Sasha Waltz – Mastery of Visualization
Sasha Waltz is a master of space and size, with many of her previous works performed in large-scale theatres, museums, outdoor and alternative spaces, and with her childhood influenced by her architect father and a gallery-owner mother.
In Matsukaze, the most notable and creative innovation is in the large-scale dark net-like installation stretching the whole proscenium in Act II ‘Salt’.
A dancer pulled the net structure out from the back of the stage to the very front, making visible the net structure as the complicated entanglement of internal emotions. The dancer then disappeared into the net. The lights dimmed. With the relighting of a dim yellow light at the top, signifying the moon, two sisters descended from above. Together with the singing and water sounds, the scene was beautifully constructed and ignited so many imaginations.
At one time, this is the dark blue sea where the sisters used to reside by, where they dived in and swam along (have they drowned themselves in desperation?); at another time, this is the psychological space of agony they were suffering from; yet still at another time, it is ‘the other world’ where the spirits entered, yet hanged in between, refusing to reach both ends.
A Valuable Experimentation
Matsukaze presents a valuable experimentation for both the Composer Hosokawa and the Choreographer Waltz, in their joint effort in transforming a historical Noh theatrical works into a Choreographic Opera.
Hosokawa once commented on Noh being old-fashioned and therefore intended to renew it into a contemporary opera, to provide new insights for the beauty of the traditional form.

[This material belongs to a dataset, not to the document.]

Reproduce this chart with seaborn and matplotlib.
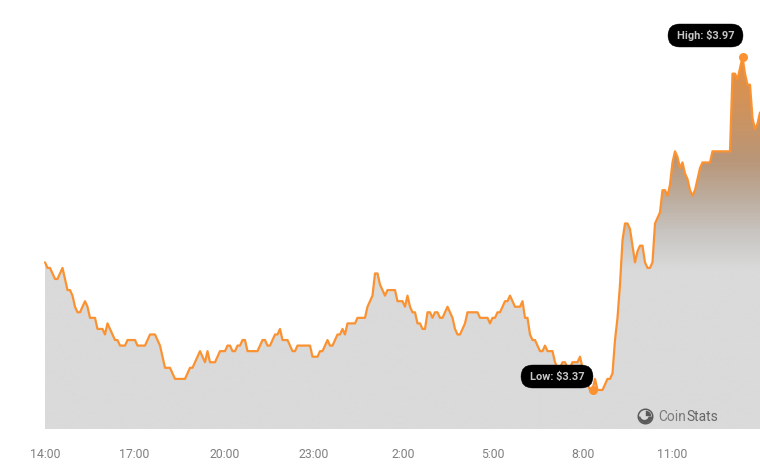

He also commented that in traditional opera, the most movement singers will do is to stretch out their arms while singing; and therefore in this opera, all singers having to move with the performers, is certainly a great experimentation for the form.
Hosokawa also experimented with the composition of the music. Apart from the Japan wind bells, he tried to create all the Japanese sounds making use of only western instruments. He also especially emphasized on the silence between notes, comparing his music making with the writing of Japanese calligraphy (which he once practiced), playing with the density of the notes as one will in the strokes in calligraphy.
The work also provided a great experimentation for Waltz, in trying to relate to a form that is very distinct from her own culture. In researching for the opera, she even went all the way to Japan to understand the tradition Noh theatre form and to understand the place where the composer got the inspiration.
Although Waltz in Sasha Waltz: A Portrait (DVD) also exclaimed that she found an opera a fixed entity, one that “there’s a plot, a specific dramatic development that is determined by the text, by the libretto”. That limited her to work in a fragmented way and deprived her liberty to rearranging different parts like in her other works. And maybe because of this fact, even when Hosokawa aimed for this work to be religious, “an opera of purification of the soul”, and with the huge effort paid by both artists, and with the extraordinary visuals, Matsukaze seems not to have elevated to the level that could touch one’s soul.